─── Input records ───

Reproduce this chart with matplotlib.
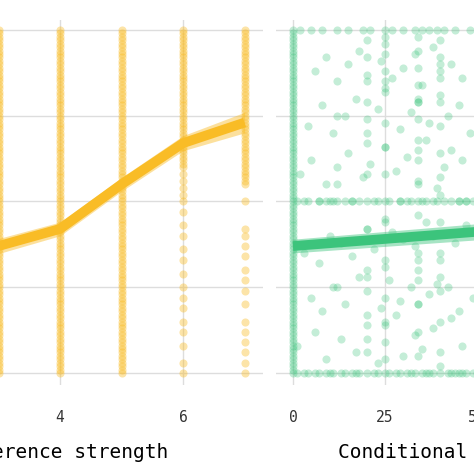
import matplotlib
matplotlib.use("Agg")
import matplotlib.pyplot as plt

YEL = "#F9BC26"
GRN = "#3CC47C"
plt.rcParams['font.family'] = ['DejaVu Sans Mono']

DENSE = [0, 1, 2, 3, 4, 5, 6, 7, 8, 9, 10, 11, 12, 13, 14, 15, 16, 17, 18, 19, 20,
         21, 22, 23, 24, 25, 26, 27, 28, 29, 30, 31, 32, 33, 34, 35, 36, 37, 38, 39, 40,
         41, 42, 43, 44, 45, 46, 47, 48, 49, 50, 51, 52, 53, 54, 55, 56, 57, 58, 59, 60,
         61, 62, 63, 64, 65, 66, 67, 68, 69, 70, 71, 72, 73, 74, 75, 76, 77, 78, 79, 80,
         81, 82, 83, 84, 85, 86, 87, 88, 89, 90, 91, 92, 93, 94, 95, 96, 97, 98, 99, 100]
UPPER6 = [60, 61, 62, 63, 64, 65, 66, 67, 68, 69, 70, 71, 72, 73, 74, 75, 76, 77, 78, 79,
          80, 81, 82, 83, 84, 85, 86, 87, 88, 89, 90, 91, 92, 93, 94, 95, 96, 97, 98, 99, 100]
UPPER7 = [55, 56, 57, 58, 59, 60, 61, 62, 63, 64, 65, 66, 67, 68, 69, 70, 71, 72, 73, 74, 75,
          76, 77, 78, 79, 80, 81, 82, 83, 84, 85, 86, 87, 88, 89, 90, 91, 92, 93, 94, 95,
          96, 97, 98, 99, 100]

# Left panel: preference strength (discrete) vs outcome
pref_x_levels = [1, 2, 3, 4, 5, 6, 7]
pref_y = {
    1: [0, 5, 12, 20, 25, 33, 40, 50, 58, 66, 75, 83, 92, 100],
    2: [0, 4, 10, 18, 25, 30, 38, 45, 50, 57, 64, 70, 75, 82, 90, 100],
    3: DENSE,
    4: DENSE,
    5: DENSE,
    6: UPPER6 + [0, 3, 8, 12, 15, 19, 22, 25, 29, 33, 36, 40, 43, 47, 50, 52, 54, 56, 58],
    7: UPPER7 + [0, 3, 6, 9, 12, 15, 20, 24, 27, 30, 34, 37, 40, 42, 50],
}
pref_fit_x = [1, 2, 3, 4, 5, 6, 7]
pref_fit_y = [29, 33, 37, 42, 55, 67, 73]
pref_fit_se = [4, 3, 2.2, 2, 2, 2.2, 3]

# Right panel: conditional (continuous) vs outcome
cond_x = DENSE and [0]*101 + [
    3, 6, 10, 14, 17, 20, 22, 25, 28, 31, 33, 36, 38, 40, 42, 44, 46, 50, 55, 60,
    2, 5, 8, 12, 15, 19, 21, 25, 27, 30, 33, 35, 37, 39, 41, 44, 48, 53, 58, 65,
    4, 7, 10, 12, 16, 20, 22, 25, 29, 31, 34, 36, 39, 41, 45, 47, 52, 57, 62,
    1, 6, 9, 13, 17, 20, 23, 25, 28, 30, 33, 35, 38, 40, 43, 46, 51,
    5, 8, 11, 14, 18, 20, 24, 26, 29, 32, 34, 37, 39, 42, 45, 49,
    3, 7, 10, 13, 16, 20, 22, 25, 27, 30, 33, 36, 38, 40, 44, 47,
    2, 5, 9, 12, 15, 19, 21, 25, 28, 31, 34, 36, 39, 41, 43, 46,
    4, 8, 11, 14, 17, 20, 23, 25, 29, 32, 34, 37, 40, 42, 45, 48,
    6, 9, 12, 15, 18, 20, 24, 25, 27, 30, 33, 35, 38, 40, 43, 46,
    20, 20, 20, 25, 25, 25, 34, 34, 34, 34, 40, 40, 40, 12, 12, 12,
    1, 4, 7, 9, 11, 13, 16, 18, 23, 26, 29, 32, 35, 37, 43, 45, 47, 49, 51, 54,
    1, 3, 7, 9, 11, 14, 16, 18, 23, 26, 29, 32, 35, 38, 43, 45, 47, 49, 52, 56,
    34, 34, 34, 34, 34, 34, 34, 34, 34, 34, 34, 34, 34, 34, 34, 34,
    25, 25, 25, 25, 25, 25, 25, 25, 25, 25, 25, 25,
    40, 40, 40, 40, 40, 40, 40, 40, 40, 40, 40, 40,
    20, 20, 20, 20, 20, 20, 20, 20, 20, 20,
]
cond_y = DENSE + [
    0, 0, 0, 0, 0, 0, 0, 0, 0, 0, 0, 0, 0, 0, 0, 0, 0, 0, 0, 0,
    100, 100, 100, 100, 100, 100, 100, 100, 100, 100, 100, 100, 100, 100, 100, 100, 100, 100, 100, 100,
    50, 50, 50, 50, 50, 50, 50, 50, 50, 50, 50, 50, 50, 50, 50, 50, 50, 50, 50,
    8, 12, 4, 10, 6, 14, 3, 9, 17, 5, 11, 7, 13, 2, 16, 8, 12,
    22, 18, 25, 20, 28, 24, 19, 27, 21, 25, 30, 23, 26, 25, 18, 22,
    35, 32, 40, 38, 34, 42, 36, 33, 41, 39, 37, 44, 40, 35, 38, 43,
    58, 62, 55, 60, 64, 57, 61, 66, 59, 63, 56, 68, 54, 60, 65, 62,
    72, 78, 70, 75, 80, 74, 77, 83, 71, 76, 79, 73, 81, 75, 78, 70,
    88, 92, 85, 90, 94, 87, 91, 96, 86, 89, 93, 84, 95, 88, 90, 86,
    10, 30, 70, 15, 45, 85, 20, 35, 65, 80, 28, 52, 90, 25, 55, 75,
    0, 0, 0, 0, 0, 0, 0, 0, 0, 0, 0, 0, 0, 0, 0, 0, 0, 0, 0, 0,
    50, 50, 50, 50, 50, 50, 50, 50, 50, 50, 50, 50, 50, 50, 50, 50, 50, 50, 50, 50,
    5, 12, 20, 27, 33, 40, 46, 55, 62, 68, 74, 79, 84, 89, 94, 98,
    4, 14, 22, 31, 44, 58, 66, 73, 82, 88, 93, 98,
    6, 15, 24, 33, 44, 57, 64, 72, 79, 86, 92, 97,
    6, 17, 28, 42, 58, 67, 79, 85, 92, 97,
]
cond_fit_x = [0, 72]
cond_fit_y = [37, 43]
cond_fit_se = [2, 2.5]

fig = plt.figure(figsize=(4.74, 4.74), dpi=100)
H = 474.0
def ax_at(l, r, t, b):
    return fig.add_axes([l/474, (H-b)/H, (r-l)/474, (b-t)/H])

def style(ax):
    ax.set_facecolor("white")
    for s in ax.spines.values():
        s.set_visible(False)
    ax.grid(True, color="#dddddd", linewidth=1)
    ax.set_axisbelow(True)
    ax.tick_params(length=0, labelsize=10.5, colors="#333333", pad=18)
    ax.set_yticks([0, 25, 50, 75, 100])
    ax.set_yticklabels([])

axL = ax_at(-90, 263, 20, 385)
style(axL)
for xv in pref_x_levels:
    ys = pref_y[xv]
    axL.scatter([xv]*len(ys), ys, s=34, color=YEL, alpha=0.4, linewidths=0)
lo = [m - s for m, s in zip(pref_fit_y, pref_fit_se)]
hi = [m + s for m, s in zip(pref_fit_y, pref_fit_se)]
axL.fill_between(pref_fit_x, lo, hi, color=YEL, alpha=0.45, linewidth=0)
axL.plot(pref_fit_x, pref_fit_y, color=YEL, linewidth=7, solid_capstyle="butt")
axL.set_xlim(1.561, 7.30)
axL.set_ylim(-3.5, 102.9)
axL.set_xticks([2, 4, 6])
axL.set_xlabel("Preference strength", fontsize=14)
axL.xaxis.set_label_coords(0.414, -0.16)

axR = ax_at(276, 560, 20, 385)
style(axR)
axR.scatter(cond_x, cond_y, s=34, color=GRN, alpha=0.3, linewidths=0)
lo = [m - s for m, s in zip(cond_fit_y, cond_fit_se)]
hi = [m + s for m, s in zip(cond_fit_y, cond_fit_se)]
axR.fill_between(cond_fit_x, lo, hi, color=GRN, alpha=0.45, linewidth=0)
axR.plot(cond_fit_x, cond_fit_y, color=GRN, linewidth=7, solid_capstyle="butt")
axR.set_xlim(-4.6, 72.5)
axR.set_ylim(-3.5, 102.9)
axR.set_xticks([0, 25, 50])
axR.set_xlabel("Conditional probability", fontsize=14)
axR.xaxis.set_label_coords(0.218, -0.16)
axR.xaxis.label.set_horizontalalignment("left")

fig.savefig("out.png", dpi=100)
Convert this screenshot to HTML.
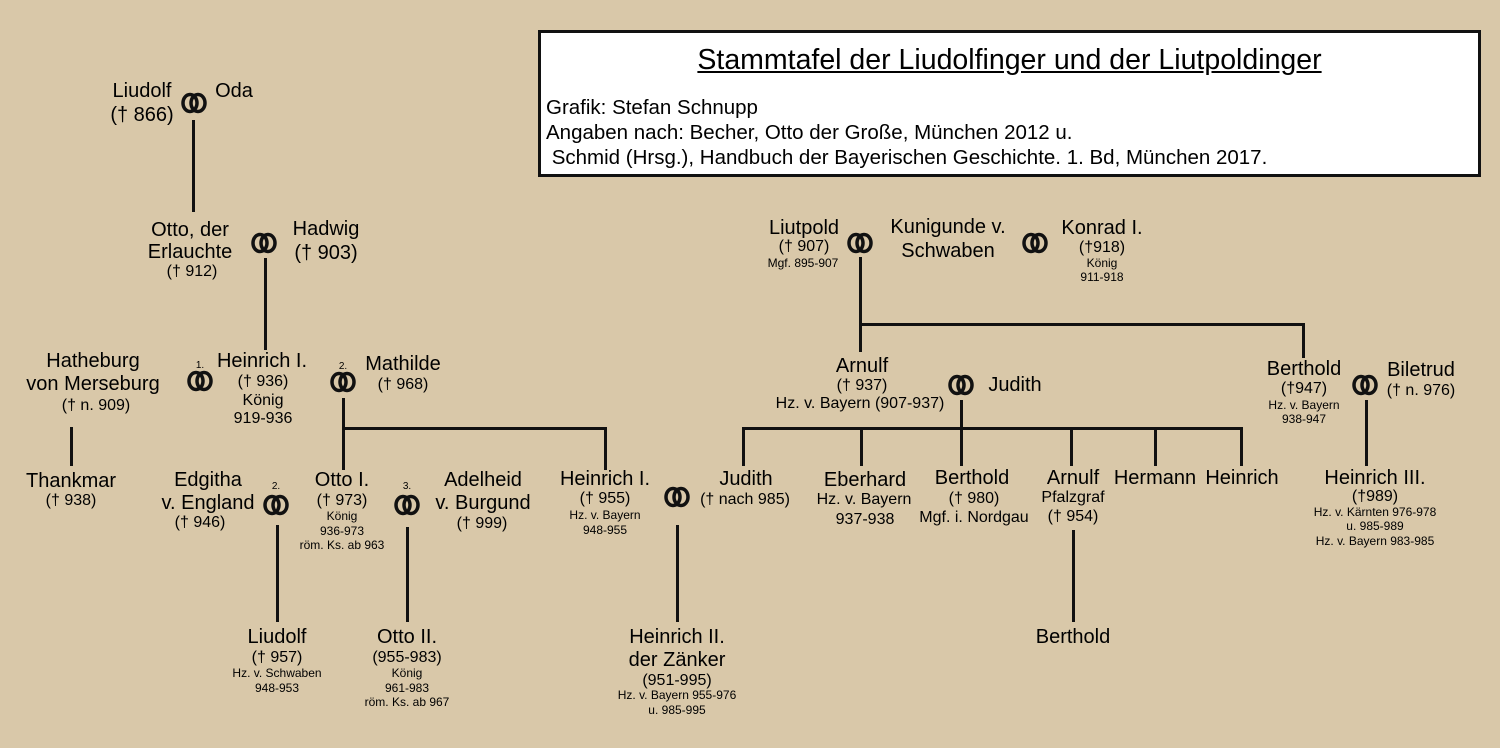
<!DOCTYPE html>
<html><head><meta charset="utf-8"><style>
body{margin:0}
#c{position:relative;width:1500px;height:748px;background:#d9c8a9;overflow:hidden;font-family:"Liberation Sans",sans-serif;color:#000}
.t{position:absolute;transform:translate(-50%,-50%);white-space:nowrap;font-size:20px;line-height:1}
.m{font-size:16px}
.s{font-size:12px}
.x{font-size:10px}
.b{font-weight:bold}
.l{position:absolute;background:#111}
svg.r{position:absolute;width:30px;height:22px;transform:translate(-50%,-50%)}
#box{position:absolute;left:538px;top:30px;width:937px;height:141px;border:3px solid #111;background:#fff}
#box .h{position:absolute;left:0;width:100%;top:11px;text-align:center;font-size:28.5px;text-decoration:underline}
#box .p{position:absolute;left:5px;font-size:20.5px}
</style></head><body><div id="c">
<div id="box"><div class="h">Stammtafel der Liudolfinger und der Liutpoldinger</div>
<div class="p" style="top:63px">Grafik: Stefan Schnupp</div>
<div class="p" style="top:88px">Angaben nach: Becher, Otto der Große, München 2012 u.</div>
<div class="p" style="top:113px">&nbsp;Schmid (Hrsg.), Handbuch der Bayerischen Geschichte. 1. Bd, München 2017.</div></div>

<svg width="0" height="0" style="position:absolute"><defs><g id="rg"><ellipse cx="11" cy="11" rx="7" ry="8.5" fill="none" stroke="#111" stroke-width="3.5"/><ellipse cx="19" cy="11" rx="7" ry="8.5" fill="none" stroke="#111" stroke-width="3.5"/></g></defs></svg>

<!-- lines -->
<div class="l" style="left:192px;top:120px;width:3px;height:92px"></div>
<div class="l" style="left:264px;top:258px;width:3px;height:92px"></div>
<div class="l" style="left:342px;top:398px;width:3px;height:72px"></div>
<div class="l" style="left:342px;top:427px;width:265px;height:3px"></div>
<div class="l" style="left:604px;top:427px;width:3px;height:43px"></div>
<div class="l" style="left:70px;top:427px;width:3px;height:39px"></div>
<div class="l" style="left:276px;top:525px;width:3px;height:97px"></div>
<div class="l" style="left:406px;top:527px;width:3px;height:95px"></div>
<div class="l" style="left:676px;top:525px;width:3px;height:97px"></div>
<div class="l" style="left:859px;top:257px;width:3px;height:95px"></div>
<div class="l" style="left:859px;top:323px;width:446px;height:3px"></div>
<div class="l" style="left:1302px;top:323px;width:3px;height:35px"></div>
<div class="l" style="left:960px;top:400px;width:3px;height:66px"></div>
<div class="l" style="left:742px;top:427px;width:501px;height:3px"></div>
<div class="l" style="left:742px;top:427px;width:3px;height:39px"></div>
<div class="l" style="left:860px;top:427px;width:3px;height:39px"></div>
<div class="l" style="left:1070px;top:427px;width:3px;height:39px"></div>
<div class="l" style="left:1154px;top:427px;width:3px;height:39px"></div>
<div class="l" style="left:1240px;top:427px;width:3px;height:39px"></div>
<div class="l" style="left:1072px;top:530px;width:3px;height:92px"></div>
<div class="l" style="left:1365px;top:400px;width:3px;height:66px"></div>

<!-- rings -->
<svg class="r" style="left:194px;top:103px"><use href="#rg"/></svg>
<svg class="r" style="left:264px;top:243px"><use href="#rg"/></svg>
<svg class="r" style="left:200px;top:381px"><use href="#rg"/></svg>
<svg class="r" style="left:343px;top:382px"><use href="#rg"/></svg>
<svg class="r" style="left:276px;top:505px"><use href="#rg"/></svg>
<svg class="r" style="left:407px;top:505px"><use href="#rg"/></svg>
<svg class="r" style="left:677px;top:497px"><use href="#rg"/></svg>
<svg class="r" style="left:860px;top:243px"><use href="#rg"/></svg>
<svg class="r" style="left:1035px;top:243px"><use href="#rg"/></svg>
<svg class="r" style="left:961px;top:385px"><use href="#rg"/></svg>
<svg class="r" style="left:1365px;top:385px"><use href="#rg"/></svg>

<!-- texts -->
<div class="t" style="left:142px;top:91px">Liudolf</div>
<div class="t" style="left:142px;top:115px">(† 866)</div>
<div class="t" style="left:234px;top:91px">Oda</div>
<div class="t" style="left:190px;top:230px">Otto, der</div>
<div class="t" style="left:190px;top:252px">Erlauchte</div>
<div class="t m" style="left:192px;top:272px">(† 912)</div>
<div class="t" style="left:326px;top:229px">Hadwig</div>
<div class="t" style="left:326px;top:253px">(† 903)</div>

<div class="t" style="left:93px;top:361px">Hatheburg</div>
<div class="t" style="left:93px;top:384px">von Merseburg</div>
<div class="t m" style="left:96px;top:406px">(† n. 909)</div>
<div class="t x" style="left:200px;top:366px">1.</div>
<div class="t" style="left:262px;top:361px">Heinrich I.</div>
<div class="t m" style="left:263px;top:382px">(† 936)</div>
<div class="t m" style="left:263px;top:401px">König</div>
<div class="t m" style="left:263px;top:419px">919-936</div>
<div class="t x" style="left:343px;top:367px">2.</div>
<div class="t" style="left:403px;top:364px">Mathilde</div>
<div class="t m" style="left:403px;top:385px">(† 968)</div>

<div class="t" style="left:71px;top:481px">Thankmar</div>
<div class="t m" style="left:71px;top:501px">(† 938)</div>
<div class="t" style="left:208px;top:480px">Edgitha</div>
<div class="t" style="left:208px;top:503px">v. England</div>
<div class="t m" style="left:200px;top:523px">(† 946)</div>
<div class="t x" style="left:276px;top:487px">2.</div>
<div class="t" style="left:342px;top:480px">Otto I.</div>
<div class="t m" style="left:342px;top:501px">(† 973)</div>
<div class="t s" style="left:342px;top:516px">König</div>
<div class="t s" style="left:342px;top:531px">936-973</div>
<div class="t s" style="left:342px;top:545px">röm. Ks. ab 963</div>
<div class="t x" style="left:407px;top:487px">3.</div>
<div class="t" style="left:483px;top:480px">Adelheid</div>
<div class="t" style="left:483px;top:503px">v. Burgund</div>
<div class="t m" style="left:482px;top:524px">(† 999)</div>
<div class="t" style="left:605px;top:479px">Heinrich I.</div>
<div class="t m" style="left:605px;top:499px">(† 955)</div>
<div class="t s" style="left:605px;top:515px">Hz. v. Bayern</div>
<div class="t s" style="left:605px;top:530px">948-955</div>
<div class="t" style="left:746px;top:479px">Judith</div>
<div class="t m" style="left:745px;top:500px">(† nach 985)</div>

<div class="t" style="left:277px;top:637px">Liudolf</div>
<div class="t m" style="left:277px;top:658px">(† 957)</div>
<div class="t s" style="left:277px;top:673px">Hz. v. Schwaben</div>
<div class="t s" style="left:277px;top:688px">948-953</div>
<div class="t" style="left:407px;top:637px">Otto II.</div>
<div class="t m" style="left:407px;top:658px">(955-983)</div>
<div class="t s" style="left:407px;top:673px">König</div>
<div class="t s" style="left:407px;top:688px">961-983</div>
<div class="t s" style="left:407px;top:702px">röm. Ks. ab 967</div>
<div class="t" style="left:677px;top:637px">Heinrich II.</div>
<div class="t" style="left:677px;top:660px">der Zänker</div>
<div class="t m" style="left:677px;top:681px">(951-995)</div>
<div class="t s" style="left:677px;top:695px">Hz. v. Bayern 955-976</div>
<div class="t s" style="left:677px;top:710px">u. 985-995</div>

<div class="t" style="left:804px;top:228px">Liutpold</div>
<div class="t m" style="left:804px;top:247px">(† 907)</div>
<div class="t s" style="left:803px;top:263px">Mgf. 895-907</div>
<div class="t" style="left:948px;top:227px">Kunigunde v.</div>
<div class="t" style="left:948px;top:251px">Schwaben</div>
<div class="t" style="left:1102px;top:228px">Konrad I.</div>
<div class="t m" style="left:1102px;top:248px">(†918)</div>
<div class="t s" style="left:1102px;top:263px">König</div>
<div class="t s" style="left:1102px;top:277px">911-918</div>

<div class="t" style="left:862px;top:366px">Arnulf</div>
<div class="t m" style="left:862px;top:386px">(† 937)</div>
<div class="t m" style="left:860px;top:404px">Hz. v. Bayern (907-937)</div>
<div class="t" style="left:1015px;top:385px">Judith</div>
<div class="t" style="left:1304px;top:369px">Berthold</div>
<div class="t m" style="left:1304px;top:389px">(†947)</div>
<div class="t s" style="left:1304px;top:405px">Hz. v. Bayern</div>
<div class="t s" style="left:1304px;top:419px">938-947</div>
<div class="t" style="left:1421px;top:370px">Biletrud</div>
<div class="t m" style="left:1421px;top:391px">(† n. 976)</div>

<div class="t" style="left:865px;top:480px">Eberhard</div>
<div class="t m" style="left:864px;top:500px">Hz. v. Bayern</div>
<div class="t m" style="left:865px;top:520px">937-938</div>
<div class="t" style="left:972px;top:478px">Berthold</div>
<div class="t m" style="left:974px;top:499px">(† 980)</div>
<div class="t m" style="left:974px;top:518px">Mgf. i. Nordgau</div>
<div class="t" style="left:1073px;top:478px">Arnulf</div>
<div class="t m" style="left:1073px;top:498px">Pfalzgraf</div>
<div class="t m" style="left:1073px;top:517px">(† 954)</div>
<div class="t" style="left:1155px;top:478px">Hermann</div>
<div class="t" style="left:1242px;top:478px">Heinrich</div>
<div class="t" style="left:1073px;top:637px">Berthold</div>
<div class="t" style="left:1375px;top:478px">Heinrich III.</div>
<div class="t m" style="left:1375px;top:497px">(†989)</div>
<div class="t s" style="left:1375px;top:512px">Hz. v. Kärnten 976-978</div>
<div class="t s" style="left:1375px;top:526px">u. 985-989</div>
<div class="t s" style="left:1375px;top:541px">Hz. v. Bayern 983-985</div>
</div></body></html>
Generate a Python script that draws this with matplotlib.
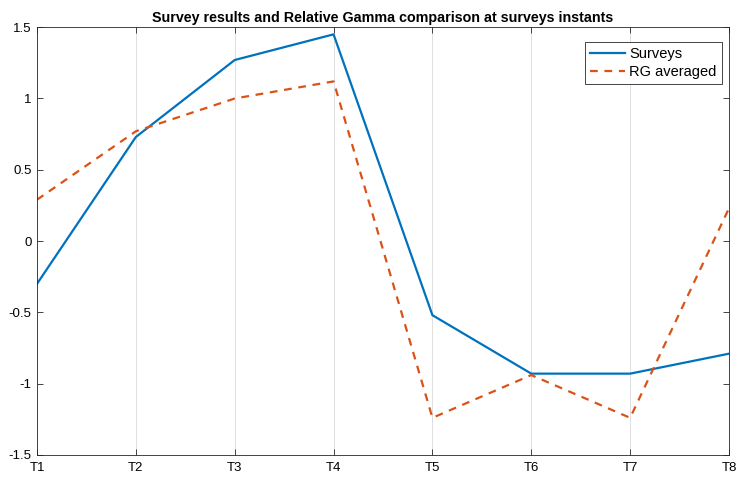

───

What you should do.
Exactly as written, please give again the lines from the beginning of the listing through the line containing "plt.rcParams['font.family'] = ['DejaVu", inclusive, without any pictures.

Correct output.
Reproduce this chart with matplotlib.
import matplotlib
matplotlib.use("Agg")
import matplotlib.pyplot as plt

YEL = "#F9BC26"
GRN = "#3CC47C"
plt.rcParams['font.family'] = ['DejaVu Sans Mono']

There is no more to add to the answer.